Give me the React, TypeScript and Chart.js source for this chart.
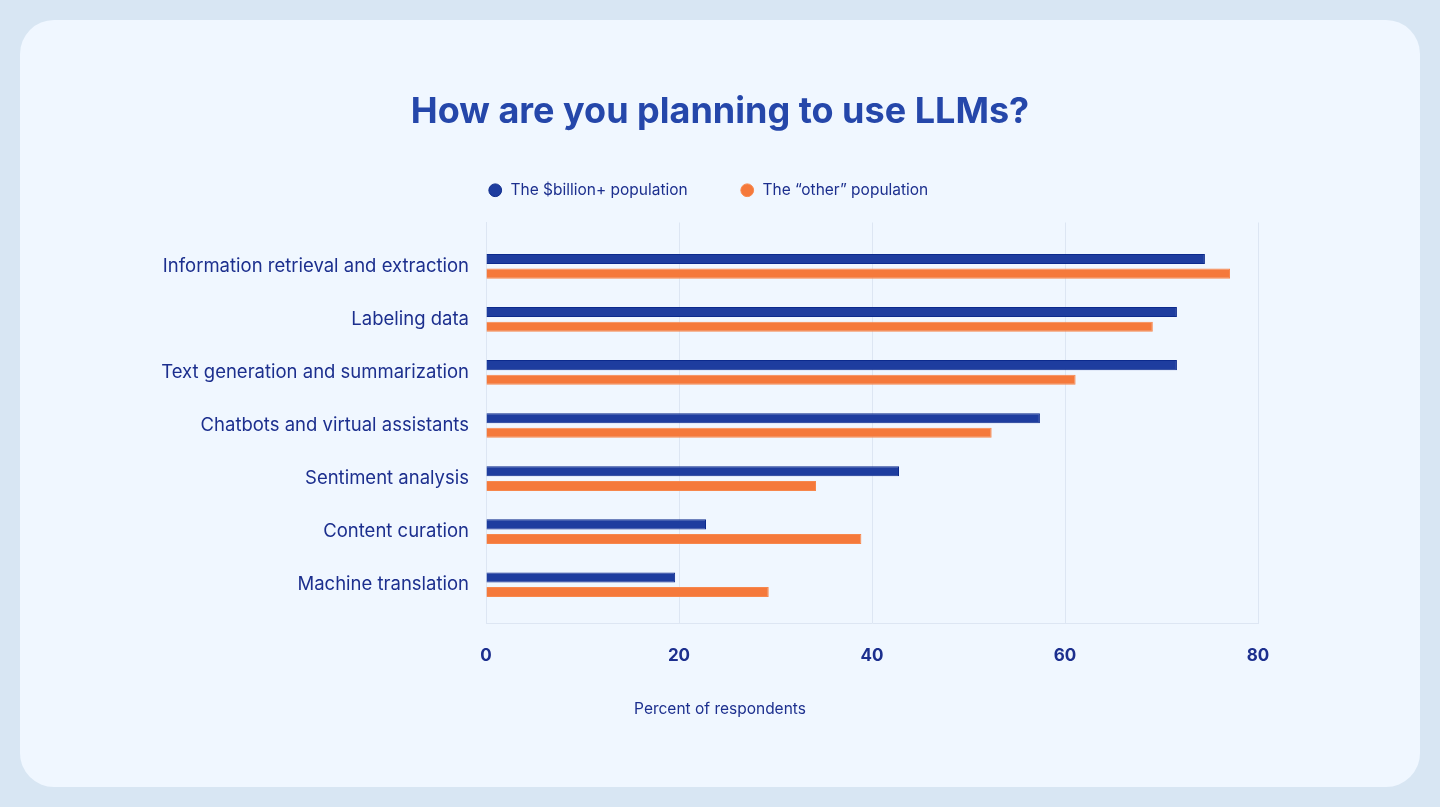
import { useEffect, useRef } from "react";
import { Chart } from "chart.js/auto";

const categories = [
  "Information retrieval and extraction",
  "Labeling data",
  "Text generation and summarization",
  "Chatbots and virtual assistants",
  "Sentiment analysis",
  "Content curation",
  "Machine translation",
];
const billionPop = [74.5, 71.6, 71.6, 57.4, 42.8, 22.8, 19.6];
const otherPop = [77.1, 69.1, 61.1, 52.4, 34.2, 38.9, 29.3];
const xTicks = [0, 20, 40, 60, 80];

const NAVY = "#1c2f8e";
const BLUE = "#1e3d9f";
const ORANGE = "#f5793b";
const GRID = "#dde6f3";
const FONT = "Inter, 'Open Sans', sans-serif";

// empty axes used only as spacers
const spacer = (size: number, horizontal: boolean) => ({
  display: true,
  ticks: { display: false },
  grid: { display: false, drawTicks: false },
  border: { display: false },
  afterFit: (s: any) => {
    if (horizontal) s.height = size;
    else s.width = size;
  },
});

// legend sits a little left of centre in the original
const nudgeLegend = {
  id: "nudgeLegend",
  afterLayout(chart: any) {
    if (chart.legend) {
      chart.legend.left -= 12;
      chart.legend.right -= 12;
    }
  },
};

export default function App() {
  const ref = useRef<HTMLCanvasElement>(null);

  useEffect(() => {
    if (!ref.current) return;
    const chart = new Chart(ref.current, {
      type: "bar",
      data: {
        datasets: [
          {
            label: "The $billion+ population",
            data: billionPop.map((v, i) => ({ x: v, y: i })),
            backgroundColor: BLUE,
            borderColor: "#0c2a8c",
            borderWidth: 1,
            categoryPercentage: 0.55,
            barPercentage: 0.69,
          },
          {
            label: "The \u201cother\u201d population",
            data: otherPop.map((v, i) => ({ x: v, y: i })),
            backgroundColor: ORANGE,
            borderColor: "#f7874c",
            borderWidth: 1,
            categoryPercentage: 0.55,
            barPercentage: 0.69,
          },
        ],
      },
      options: {
        indexAxis: "y",
        animation: false,
        responsive: true,
        maintainAspectRatio: false,
        layout: { padding: { top: 74.5, right: 0, bottom: 28, left: 0 } },
        plugins: {
          title: {
            display: true,
            text: "How are you planning to use LLMs?",
            color: "#2547aa",
            font: { family: FONT, size: 36, weight: "bold", lineHeight: 1 },
            padding: 0,
          },
          subtitle: {
            display: true,
            position: "bottom",
            text: "Percent of respondents",
            color: NAVY,
            font: { family: FONT, size: 15.5 },
            padding: { top: 11, bottom: 40 },
          },
          legend: {
            labels: {
              usePointStyle: true,
              pointStyle: "circle",
              boxWidth: 15,
              boxHeight: 9,
              padding: 52,
              color: NAVY,
              font: { family: FONT, size: 15.5 },
            },
          },
          tooltip: { enabled: false },
        },
        scales: {
          x: {
            min: 0,
            max: 80,
            afterBuildTicks: (s: any) => {
              s.ticks = xTicks.map((v) => ({ value: v }));
            },
            ticks: { color: NAVY, font: { family: FONT, size: 17, weight: "bold" }, padding: 23 },
            grid: { color: GRID, drawTicks: false },
            border: { color: GRID },
          },
          xTop: { type: "linear", position: "top", ...spacer(14.5, true) },
          y: {
            type: "linear",
            reverse: true,
            offset: false,
            min: -0.825,
            max: 6.72,
            afterBuildTicks: (s: any) => {
              s.ticks = categories.map((_, i) => ({ value: i }));
            },
            afterFit: (s: any) => {
              s.width = 466;
            },
            ticks: {
              color: NAVY,
              font: { family: FONT, size: 18.5 },
              padding: 17,
              callback: (v: any) => categories[v as number] ?? "",
            },
            grid: { display: false, drawTicks: false },
            border: { color: GRID },
          },
          yRight: { type: "linear", position: "right", ...spacer(162, false) },
        },
      } as any,
      plugins: [nudgeLegend],
    });
    return () => chart.destroy();
  }, []);

  return (
    <div style={{ position: "fixed", inset: 0, background: "#d8e6f3" }}>
      <div
        style={{
          position: "absolute",
          left: 20,
          top: 20,
          width: 1400,
          height: 767,
          borderRadius: 34,
          background: "#f0f7ff",
          overflow: "hidden",
        }}
      >
        <canvas ref={ref} />
      </div>
    </div>
  );
}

§

Task instructions:
Restate exactly, please, only the lines between the start of the data and the line containing "const ref = useRef<HTMLCanvasElement>(null);", both ends included, skipping the pictures.

Answer to the task:
Give me the React, TypeScript and Chart.js source for this chart.
import { useEffect, useRef } from "react";
import { Chart } from "chart.js/auto";

const categories = [
  "Information retrieval and extraction",
  "Labeling data",
  "Text generation and summarization",
  "Chatbots and virtual assistants",
  "Sentiment analysis",
  "Content curation",
  "Machine translation",
];
const billionPop = [74.5, 71.6, 71.6, 57.4, 42.8, 22.8, 19.6];
const otherPop = [77.1, 69.1, 61.1, 52.4, 34.2, 38.9, 29.3];
const xTicks = [0, 20, 40, 60, 80];

const NAVY = "#1c2f8e";
const BLUE = "#1e3d9f";
const ORANGE = "#f5793b";
const GRID = "#dde6f3";
const FONT = "Inter, 'Open Sans', sans-serif";

// empty axes used only as spacers
const spacer = (size: number, horizontal: boolean) => ({
  display: true,
  ticks: { display: false },
  grid: { display: false, drawTicks: false },
  border: { display: false },
  afterFit: (s: any) => {
    if (horizontal) s.height = size;
    else s.width = size;
  },
});

// legend sits a little left of centre in the original
const nudgeLegend = {
  id: "nudgeLegend",
  afterLayout(chart: any) {
    if (chart.legend) {
      chart.legend.left -= 12;
      chart.legend.right -= 12;
    }
  },
};

export default function App() {
  const ref = useRef<HTMLCanvasElement>(null);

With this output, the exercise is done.